• _Information provided_:
## begin
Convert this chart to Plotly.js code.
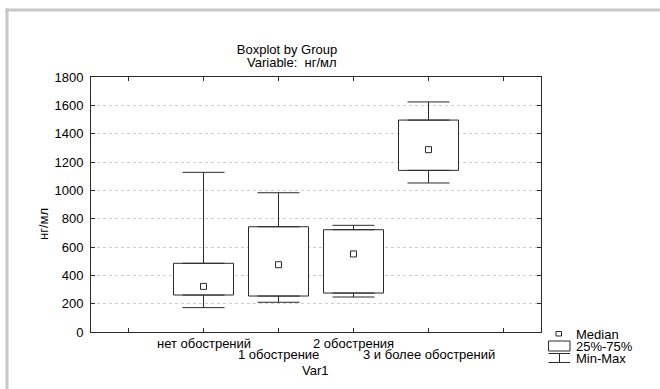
## end
## begin
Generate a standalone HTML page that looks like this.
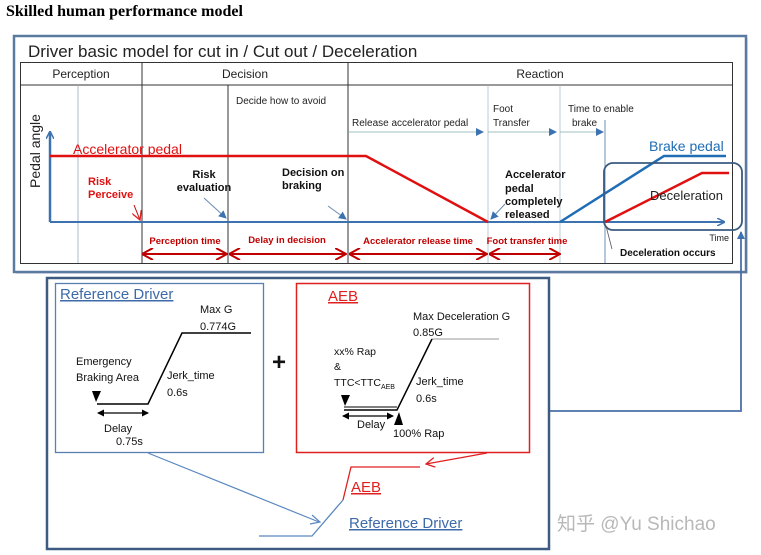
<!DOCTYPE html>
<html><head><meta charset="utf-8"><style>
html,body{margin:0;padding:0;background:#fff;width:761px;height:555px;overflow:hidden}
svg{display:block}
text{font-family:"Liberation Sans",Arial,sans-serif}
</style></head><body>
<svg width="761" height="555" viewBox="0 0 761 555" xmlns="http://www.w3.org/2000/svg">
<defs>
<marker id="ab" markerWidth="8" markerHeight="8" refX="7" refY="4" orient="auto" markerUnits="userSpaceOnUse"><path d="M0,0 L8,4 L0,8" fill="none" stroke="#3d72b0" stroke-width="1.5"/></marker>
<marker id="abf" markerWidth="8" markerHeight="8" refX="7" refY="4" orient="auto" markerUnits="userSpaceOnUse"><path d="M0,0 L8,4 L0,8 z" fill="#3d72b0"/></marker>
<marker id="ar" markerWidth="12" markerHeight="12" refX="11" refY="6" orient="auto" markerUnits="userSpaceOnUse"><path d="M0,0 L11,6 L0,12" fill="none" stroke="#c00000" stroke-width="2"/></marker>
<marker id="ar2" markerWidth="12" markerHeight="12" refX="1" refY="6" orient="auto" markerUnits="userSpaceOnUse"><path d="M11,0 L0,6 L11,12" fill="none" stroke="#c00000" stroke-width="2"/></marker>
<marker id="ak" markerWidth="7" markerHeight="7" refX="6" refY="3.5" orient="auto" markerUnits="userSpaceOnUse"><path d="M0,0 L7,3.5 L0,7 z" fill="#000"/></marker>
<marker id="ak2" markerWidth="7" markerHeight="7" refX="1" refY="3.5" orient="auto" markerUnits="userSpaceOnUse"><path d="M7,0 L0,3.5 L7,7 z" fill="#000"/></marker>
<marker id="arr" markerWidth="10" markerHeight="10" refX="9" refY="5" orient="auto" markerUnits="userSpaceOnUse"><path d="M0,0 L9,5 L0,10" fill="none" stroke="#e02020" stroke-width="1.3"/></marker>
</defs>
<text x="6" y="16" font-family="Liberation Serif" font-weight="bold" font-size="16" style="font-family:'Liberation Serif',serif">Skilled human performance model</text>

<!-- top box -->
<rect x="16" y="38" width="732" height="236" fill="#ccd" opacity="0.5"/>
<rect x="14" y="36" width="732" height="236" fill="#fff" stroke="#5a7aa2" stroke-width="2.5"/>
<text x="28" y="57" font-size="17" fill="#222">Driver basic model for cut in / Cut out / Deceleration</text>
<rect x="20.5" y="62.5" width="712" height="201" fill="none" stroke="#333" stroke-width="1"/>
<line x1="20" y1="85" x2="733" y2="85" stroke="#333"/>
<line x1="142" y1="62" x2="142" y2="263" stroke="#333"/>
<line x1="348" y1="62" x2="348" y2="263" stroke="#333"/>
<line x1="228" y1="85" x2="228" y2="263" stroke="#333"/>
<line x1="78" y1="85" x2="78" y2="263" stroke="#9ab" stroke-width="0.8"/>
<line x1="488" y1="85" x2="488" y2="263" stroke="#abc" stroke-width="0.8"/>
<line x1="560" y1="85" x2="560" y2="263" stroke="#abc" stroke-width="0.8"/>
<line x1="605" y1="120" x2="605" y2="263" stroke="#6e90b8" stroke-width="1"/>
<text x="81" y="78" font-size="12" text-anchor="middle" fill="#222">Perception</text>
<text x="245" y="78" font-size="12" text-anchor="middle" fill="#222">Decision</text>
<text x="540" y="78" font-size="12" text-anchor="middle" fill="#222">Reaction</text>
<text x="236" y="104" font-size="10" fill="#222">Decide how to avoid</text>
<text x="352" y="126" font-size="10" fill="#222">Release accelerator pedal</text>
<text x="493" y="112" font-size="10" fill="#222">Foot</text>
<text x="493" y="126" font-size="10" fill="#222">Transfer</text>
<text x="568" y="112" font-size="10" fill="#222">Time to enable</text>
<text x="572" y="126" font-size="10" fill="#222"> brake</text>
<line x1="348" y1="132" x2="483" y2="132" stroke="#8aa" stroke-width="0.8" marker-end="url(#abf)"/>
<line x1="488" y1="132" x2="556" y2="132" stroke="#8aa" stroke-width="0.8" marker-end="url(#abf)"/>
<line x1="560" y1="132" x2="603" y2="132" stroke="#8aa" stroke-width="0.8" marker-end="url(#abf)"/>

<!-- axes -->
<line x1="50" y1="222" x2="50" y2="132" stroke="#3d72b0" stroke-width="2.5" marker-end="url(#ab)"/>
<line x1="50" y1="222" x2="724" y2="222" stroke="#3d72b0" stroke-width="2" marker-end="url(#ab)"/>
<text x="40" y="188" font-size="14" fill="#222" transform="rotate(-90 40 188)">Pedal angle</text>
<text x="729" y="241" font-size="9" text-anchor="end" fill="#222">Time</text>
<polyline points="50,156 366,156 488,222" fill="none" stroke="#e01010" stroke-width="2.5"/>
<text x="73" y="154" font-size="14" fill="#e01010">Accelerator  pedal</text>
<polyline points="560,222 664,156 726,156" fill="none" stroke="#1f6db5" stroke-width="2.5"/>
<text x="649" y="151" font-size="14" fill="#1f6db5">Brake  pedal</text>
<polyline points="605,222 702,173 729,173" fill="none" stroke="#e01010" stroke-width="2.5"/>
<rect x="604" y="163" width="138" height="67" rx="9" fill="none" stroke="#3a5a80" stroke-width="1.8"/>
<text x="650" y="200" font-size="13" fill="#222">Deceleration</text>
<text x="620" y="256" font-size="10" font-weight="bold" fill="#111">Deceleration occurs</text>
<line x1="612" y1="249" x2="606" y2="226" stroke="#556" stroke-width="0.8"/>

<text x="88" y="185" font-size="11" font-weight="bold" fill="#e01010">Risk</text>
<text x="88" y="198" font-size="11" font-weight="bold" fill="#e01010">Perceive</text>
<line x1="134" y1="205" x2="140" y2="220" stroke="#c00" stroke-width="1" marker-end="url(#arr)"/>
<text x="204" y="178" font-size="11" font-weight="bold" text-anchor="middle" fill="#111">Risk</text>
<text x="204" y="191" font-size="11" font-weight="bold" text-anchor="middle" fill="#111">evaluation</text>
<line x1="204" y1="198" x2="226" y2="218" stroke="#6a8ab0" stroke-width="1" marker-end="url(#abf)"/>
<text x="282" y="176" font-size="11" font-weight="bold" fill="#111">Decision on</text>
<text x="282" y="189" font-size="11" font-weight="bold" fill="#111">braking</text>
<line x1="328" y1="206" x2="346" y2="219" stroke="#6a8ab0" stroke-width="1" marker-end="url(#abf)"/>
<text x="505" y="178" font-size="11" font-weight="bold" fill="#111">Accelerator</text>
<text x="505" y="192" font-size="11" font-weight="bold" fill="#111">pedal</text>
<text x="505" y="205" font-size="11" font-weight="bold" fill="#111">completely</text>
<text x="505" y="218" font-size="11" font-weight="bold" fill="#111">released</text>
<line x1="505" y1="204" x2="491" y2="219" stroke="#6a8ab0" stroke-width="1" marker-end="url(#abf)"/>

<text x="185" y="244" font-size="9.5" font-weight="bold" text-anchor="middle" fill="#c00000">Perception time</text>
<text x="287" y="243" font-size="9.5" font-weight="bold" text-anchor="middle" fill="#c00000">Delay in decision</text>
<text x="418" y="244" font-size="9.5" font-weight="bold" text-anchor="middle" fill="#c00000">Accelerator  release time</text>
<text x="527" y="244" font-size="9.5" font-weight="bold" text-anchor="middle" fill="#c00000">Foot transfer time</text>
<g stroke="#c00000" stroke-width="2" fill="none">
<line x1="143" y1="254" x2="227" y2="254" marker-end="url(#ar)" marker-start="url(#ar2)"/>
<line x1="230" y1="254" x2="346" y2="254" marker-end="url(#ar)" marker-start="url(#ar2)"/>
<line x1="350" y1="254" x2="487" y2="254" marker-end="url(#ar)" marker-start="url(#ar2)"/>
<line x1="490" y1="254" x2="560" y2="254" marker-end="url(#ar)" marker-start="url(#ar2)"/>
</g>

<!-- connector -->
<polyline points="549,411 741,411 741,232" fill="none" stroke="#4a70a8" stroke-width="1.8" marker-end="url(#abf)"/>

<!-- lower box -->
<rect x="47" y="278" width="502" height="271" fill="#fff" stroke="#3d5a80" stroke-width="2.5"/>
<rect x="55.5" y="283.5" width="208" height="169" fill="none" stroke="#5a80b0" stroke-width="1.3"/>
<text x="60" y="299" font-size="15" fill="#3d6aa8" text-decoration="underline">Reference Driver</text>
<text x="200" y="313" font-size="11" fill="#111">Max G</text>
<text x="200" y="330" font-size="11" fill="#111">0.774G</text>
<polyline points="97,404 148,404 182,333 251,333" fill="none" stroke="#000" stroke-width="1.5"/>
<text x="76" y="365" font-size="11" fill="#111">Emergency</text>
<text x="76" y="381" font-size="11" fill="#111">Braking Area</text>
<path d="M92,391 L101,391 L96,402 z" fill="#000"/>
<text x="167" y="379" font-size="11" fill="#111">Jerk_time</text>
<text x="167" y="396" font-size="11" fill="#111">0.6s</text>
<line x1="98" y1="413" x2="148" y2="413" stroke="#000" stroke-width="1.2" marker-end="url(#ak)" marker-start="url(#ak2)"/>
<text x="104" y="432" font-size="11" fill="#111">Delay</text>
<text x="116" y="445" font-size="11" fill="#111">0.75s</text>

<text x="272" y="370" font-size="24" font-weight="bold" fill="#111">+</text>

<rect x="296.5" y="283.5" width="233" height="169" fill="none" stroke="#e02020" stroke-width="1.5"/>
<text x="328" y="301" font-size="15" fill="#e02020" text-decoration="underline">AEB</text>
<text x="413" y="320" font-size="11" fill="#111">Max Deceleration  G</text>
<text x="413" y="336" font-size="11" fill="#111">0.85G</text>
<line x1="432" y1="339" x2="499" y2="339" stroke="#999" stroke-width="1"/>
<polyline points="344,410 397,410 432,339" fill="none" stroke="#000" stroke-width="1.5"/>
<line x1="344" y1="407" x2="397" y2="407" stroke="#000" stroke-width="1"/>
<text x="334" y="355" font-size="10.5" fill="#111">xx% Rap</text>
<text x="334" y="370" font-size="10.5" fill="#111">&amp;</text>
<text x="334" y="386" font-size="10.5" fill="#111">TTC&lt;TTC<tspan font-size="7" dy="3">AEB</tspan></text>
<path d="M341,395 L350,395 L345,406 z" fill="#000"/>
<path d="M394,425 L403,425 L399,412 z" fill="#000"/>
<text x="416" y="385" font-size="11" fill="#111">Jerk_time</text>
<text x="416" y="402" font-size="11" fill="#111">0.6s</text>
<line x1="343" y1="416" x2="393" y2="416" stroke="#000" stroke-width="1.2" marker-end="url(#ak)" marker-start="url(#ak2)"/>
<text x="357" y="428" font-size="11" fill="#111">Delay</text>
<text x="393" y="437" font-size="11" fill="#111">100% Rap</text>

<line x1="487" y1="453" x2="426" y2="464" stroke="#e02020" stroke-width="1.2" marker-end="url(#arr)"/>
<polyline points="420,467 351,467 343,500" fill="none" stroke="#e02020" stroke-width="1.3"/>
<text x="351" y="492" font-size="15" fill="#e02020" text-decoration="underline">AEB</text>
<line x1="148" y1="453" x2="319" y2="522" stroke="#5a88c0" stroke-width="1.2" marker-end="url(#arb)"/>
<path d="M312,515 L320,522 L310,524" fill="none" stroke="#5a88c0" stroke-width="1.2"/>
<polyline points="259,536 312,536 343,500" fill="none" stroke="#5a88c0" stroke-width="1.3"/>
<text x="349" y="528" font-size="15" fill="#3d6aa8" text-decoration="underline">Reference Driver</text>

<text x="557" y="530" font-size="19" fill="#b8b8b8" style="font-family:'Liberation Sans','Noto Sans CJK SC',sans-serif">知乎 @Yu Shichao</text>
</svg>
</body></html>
## end
## begin
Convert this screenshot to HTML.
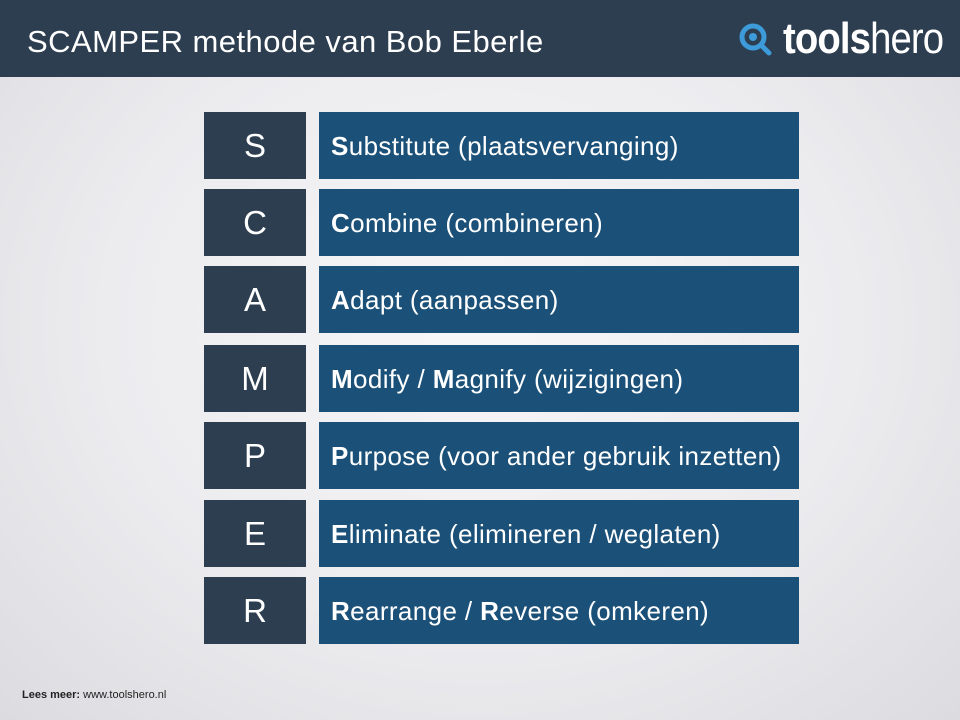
## end
• _Your objective_: Extract from the material above the stretch running from the line containing "Generate a standalone" through the line containing "human performance model</text>". Keep the text exact and the pictures out.

• _Solved problem_:
Generate a standalone HTML page that looks like this.
<!DOCTYPE html>
<html><head><meta charset="utf-8"><style>
html,body{margin:0;padding:0;background:#fff;width:761px;height:555px;overflow:hidden}
svg{display:block}
text{font-family:"Liberation Sans",Arial,sans-serif}
</style></head><body>
<svg width="761" height="555" viewBox="0 0 761 555" xmlns="http://www.w3.org/2000/svg">
<defs>
<marker id="ab" markerWidth="8" markerHeight="8" refX="7" refY="4" orient="auto" markerUnits="userSpaceOnUse"><path d="M0,0 L8,4 L0,8" fill="none" stroke="#3d72b0" stroke-width="1.5"/></marker>
<marker id="abf" markerWidth="8" markerHeight="8" refX="7" refY="4" orient="auto" markerUnits="userSpaceOnUse"><path d="M0,0 L8,4 L0,8 z" fill="#3d72b0"/></marker>
<marker id="ar" markerWidth="12" markerHeight="12" refX="11" refY="6" orient="auto" markerUnits="userSpaceOnUse"><path d="M0,0 L11,6 L0,12" fill="none" stroke="#c00000" stroke-width="2"/></marker>
<marker id="ar2" markerWidth="12" markerHeight="12" refX="1" refY="6" orient="auto" markerUnits="userSpaceOnUse"><path d="M11,0 L0,6 L11,12" fill="none" stroke="#c00000" stroke-width="2"/></marker>
<marker id="ak" markerWidth="7" markerHeight="7" refX="6" refY="3.5" orient="auto" markerUnits="userSpaceOnUse"><path d="M0,0 L7,3.5 L0,7 z" fill="#000"/></marker>
<marker id="ak2" markerWidth="7" markerHeight="7" refX="1" refY="3.5" orient="auto" markerUnits="userSpaceOnUse"><path d="M7,0 L0,3.5 L7,7 z" fill="#000"/></marker>
<marker id="arr" markerWidth="10" markerHeight="10" refX="9" refY="5" orient="auto" markerUnits="userSpaceOnUse"><path d="M0,0 L9,5 L0,10" fill="none" stroke="#e02020" stroke-width="1.3"/></marker>
</defs>
<text x="6" y="16" font-family="Liberation Serif" font-weight="bold" font-size="16" style="font-family:'Liberation Serif',serif">Skilled human performance model</text>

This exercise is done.